Answer

**step1** Understanding the problem

We are given an arithmetic series. This means that each term in the series is obtained by adding a fixed number, called the common difference, to the previous term.
We know the following information:
1. The first term ($$a_1$$) is 3.
2. The common difference ($$d$$) is 4. This means each term is 4 more than the one before it.
3. The sum of all the terms in the series ($$S_n$$) is 820.
Our goal is to find two things:
1. The number of terms in the series (let's call this 'n').
2. The value of the last term in the series ($$a_n$$).

**step2** Setting up the relationship for the sum of terms

The sum of an arithmetic series can be found using a simple rule: multiply the number of terms by the average of the first and the last term.
So, $$S_n = n \times \frac{a_1 + a_n}{2}$$.
We also know how to find any term ($$a_n$$) in an arithmetic series: start with the first term ($$a_1$$) and add the common difference ($$d$$) for (n-1) times.
So, $$a_n = a_1 + (n-1) \times d$$.
Now, let's substitute the given values into the formula for the last term:
$$a_n = 3 + (n-1) \times 4$$
Next, we substitute this expression for $$a_n$$ back into the sum formula:
$$S_n = n \times \frac{a_1 + (a_1 + (n-1) \times d)}{2}$$
$$S_n = n \times \frac{2 \times a_1 + (n-1) \times d}{2}$$
Now, let's put in the numbers we have: $$S_n = 820$$, $$a_1 = 3$$, and $$d = 4$$.
$$820 = n \times \frac{2 \times 3 + (n-1) \times 4}{2}$$
Let's simplify the expression inside the parenthesis:
$$2 \times 3 = 6$$
$$(n-1) \times 4 = 4n - 4$$
So, the equation becomes:
$$820 = n \times \frac{6 + 4n - 4}{2}$$
$$820 = n \times \frac{4n + 2}{2}$$
We can divide the terms in the numerator by 2:
$$820 = n \times (2n + 1)$$
This equation tells us that if we multiply the number of terms 'n' by a value that is one more than twice the number of terms ($$2n+1$$), the result must be 820.

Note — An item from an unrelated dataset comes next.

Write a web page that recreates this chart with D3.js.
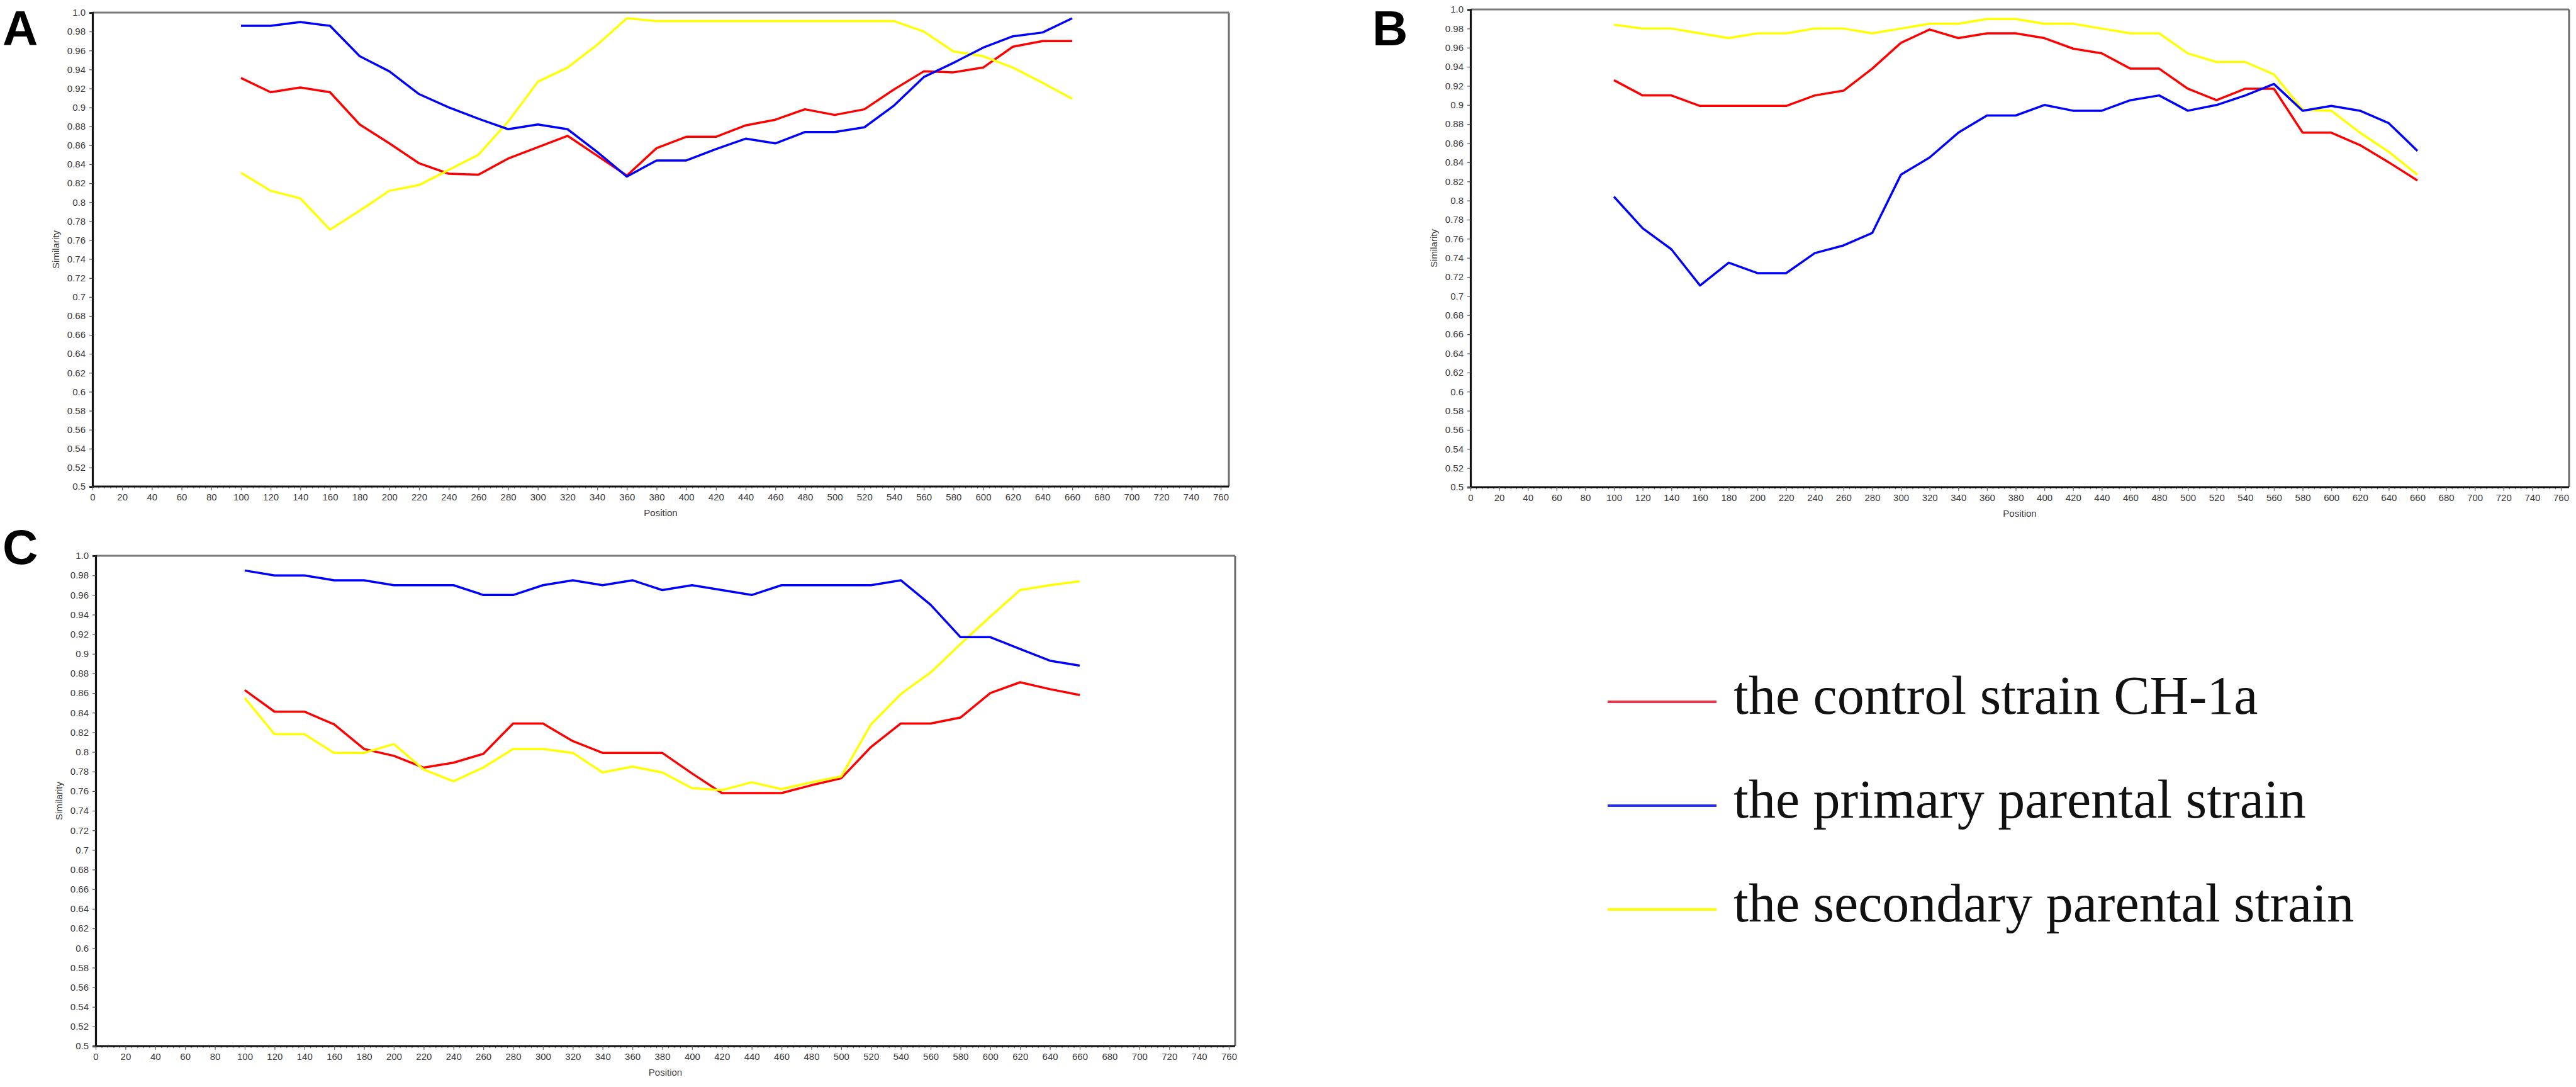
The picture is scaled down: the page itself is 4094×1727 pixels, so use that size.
<!DOCTYPE html>
<html><head><meta charset="utf-8">
<script src="https://cdn.jsdelivr.net/npm/d3@7"></script>
<style>html,body{margin:0;padding:0;background:#fff;}svg{display:block;}</style>
</head><body>
<svg id="chart" width="4094" height="1727"></svg>
<script>
// ---------------- data ----------------
const positions = [100,120,140,160,180,200,220,240,260,280,300,320,340,360,380,400,420,440,460,480,500,520,540,560,580,600,620,640,660];
const xTickValues = d3.range(0, 761, 20);
const yTickValues = [0.5,0.52,0.54,0.56,0.58,0.6,0.62,0.64,0.66,0.68,0.7,0.72,0.74,0.76,0.78,0.8,0.82,0.84,0.86,0.88,0.9,0.92,0.94,0.96,0.98,1.0];
const yTickLabels = ["0.5","0.52","0.54","0.56","0.58","0.6","0.62","0.64","0.66","0.68","0.7","0.72","0.74","0.76","0.78","0.8","0.82","0.84","0.86","0.88","0.9","0.92","0.94","0.96","0.98","1.0"];
const seriesNames = ["the control strain CH-1a","the primary parental strain","the secondary parental strain"];
const seriesColors = ["#ff0000","#0000ff","#ffff00"];
const legendColors = ["#f2334a","#2433e8","#ffff00"];
const panelLetters = ["A","B","C"];
const xAxisTitle = "Position";
const yAxisTitle = "Similarity";

const A_control   = [0.931,0.916,0.921,0.916,0.882,0.862,0.841,0.830,0.829,0.846,0.858,0.870,0.849,0.828,0.857,0.869,0.869,0.881,0.887,0.898,0.892,0.898,0.919,0.938,0.937,0.942,0.964,0.970,0.970];
const A_primary   = [0.986,0.986,0.990,0.986,0.954,0.938,0.914,0.900,0.888,0.877,0.882,0.877,0.853,0.827,0.844,0.844,0.856,0.867,0.862,0.874,0.874,0.879,0.902,0.932,0.947,0.963,0.975,0.979,0.994];
const A_secondary = [0.831,0.812,0.804,0.771,0.791,0.812,0.818,0.834,0.850,0.885,0.927,0.942,0.966,0.994,0.991,0.991,0.991,0.991,0.991,0.991,0.991,0.991,0.991,0.980,0.959,0.954,0.942,0.926,0.909];

const B_control   = [0.926,0.910,0.910,0.899,0.899,0.899,0.899,0.910,0.915,0.938,0.965,0.979,0.970,0.975,0.975,0.970,0.959,0.954,0.938,0.938,0.917,0.905,0.917,0.917,0.871,0.871,0.858,0.840,0.821];
const B_primary   = [0.804,0.771,0.749,0.711,0.735,0.724,0.724,0.745,0.753,0.766,0.827,0.845,0.871,0.889,0.889,0.900,0.894,0.894,0.905,0.910,0.894,0.900,0.910,0.922,0.894,0.899,0.894,0.881,0.852];
const B_secondary = [0.984,0.980,0.980,0.975,0.970,0.975,0.975,0.980,0.980,0.975,0.980,0.985,0.985,0.990,0.990,0.985,0.985,0.980,0.975,0.975,0.954,0.945,0.945,0.932,0.895,0.894,0.871,0.851,0.827];

const C_control   = [0.863,0.841,0.841,0.828,0.803,0.796,0.784,0.789,0.798,0.829,0.829,0.811,0.799,0.799,0.799,0.778,0.758,0.758,0.758,0.766,0.773,0.805,0.829,0.829,0.835,0.860,0.871,0.864,0.858];
const C_primary   = [0.985,0.980,0.980,0.975,0.975,0.970,0.970,0.970,0.960,0.960,0.970,0.975,0.970,0.975,0.965,0.970,0.965,0.960,0.970,0.970,0.970,0.970,0.975,0.950,0.917,0.917,0.905,0.893,0.888];
const C_secondary = [0.855,0.818,0.818,0.799,0.799,0.808,0.782,0.770,0.784,0.803,0.803,0.799,0.779,0.785,0.779,0.763,0.761,0.769,0.762,0.769,0.775,0.828,0.859,0.881,0.910,0.938,0.965,0.970,0.974];

// ---------------- layout ----------------
const panels = [
  {letter: panelLetters[0], series: [A_control, A_primary, A_secondary], x0: 147, x760: 1940, right: 1953, top: 20, bottom: 773, lx: 4, ly: 72},
  {letter: panelLetters[1], series: [B_control, B_primary, B_secondary], x0: 2337, x760: 4070, right: 4083, top: 15, bottom: 774, lx: 2181, ly: 72},
  {letter: panelLetters[2], series: [C_control, C_primary, C_secondary], x0: 152, x760: 1953, right: 1963, top: 883, bottom: 1662, lx: 4, ly: 896}
];
const drawOrder = [0, 2, 1];

const svg = d3.select("#chart");
svg.append("rect").attr("width", 4094).attr("height", 1727).attr("fill", "#fff");

panels.forEach(p => {
  const g = svg.append("g");
  const x = d3.scaleLinear().domain([0, 760]).range([p.x0, p.x760]);
  const y = d3.scaleLinear().domain([0.5, 1.0]).range([p.bottom, p.top]);

  // frame: top and right grey, left and bottom black
  g.append("line").attr("x1", p.x0).attr("x2", p.right).attr("y1", p.top).attr("y2", p.top)
    .attr("stroke", "#7a7a7a").attr("stroke-width", 3);
  g.append("line").attr("x1", p.right).attr("x2", p.right).attr("y1", p.top).attr("y2", p.bottom)
    .attr("stroke", "#6a6a6a").attr("stroke-width", 3);

  // y axis
  const yAxis = d3.axisLeft(y).tickValues(yTickValues)
    .tickFormat((d, i) => yTickLabels[i]).tickSize(5).tickPadding(6);
  const ya = g.append("g").attr("transform", `translate(${p.x0},0)`).call(yAxis);
  ya.select(".domain").attr("stroke", "#111").attr("stroke-width", 3.2);
  ya.selectAll(".tick line").attr("stroke", "#555").attr("stroke-width", 1.2);
  ya.selectAll(".tick text").attr("font-family", "Liberation Sans, Arial, sans-serif")
    .attr("font-size", 15).attr("fill", "#3a3a3a");

  // x axis minor ticks
  const xMinor = d3.axisBottom(x).tickValues(d3.range(0, 761, 4)).tickFormat("").tickSize(3);
  const xm = g.append("g").attr("transform", `translate(0,${p.bottom})`).call(xMinor);
  xm.select(".domain").remove();
  xm.selectAll(".tick line").attr("stroke", "#666").attr("stroke-width", 1.2);

  // x axis
  const xAxis = d3.axisBottom(x).tickValues(xTickValues).tickSize(6).tickPadding(5);
  const xa = g.append("g").attr("transform", `translate(0,${p.bottom})`).call(xAxis);
  xa.select(".domain").attr("d", `M${p.x0},0H${p.right}`).attr("stroke", "#111").attr("stroke-width", 3.2);
  xa.selectAll(".tick line").attr("stroke", "#666").attr("stroke-width", 1.2);
  xa.selectAll(".tick text").attr("font-family", "Liberation Sans, Arial, sans-serif")
    .attr("font-size", 15).attr("fill", "#3a3a3a");

  // axis titles
  g.append("text").attr("x", (p.x0 + p.right) / 2).attr("y", p.bottom + 47)
    .attr("text-anchor", "middle").attr("font-family", "Liberation Sans, Arial, sans-serif")
    .attr("font-size", 15).attr("fill", "#3a3a3a").text(xAxisTitle);
  g.append("text").attr("transform", `translate(${p.x0 - 53},${(p.top + p.bottom) / 2}) rotate(-90)`)
    .attr("text-anchor", "middle").attr("font-family", "Liberation Sans, Arial, sans-serif")
    .attr("font-size", 15).attr("fill", "#3a3a3a").text(yAxisTitle);

  // lines
  const line = d3.line().x((d, i) => x(positions[i])).y(d => y(d));
  drawOrder.forEach(k => {
    g.append("path").datum(p.series[k]).attr("d", line)
      .attr("fill", "none").attr("stroke", seriesColors[k]).attr("stroke-width", 3.5)
      .attr("stroke-linejoin", "round");
  });

  // panel letter
  svg.append("text").attr("x", p.lx).attr("y", p.ly)
    .attr("font-family", "Liberation Sans, Arial, sans-serif").attr("font-weight", "bold")
    .attr("font-size", 78).attr("fill", "#000").text(p.letter);
});

// ---------------- legend ----------------
const legendRows = [1115, 1280, 1445];
const lg = svg.append("g");
seriesNames.forEach((name, i) => {
  lg.append("line").attr("x1", 2555).attr("x2", 2728).attr("y1", legendRows[i]).attr("y2", legendRows[i])
    .attr("stroke", legendColors[i]).attr("stroke-width", 4);
  lg.append("text").attr("x", 2755).attr("y", legendRows[i] + 19)
    .attr("font-family", "Liberation Serif, 'Times New Roman', serif")
    .attr("font-size", 86).attr("fill", "#111").text(name);
});
</script>
</body></html>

**step3** Finding the number of terms

We need to find a whole number for 'n' that satisfies the equation $$n \times (2n + 1) = 820$$. We can do this by trying out some reasonable integer values for 'n'.
Let's make an educated guess, knowing that 'n' multiplied by a number roughly twice its size gives 820.
If 'n' were 10:
$$10 \times (2 \times 10 + 1) = 10 \times (20 + 1) = 10 \times 21 = 210$$. This is much smaller than 820.
If 'n' were 15:
$$15 \times (2 \times 15 + 1) = 15 \times (30 + 1) = 15 \times 31 = 465$$. This is closer, but still too small.
If 'n' were 20:
$$20 \times (2 \times 20 + 1) = 20 \times (40 + 1) = 20 \times 41 = 820$$. This is exactly the sum we were given!
So, the number of terms in the arithmetic series is 20.

**step4** Finding the last term

Now that we know there are 20 terms in the series (n = 20), we can find the value of the last term ($$a_{20}$$).
We use the formula for the nth term: $$a_n = a_1 + (n-1) \times d$$.
Substitute the values: $$a_1 = 3$$, $$n = 20$$, and $$d = 4$$.
$$a_{20} = 3 + (20 - 1) \times 4$$
First, calculate the value inside the parenthesis:
$$20 - 1 = 19$$
Now, multiply this by the common difference:
$$19 \times 4 = 76$$
Finally, add the first term:
$$a_{20} = 3 + 76$$
$$a_{20} = 79$$
Therefore, the last term in the series is 79.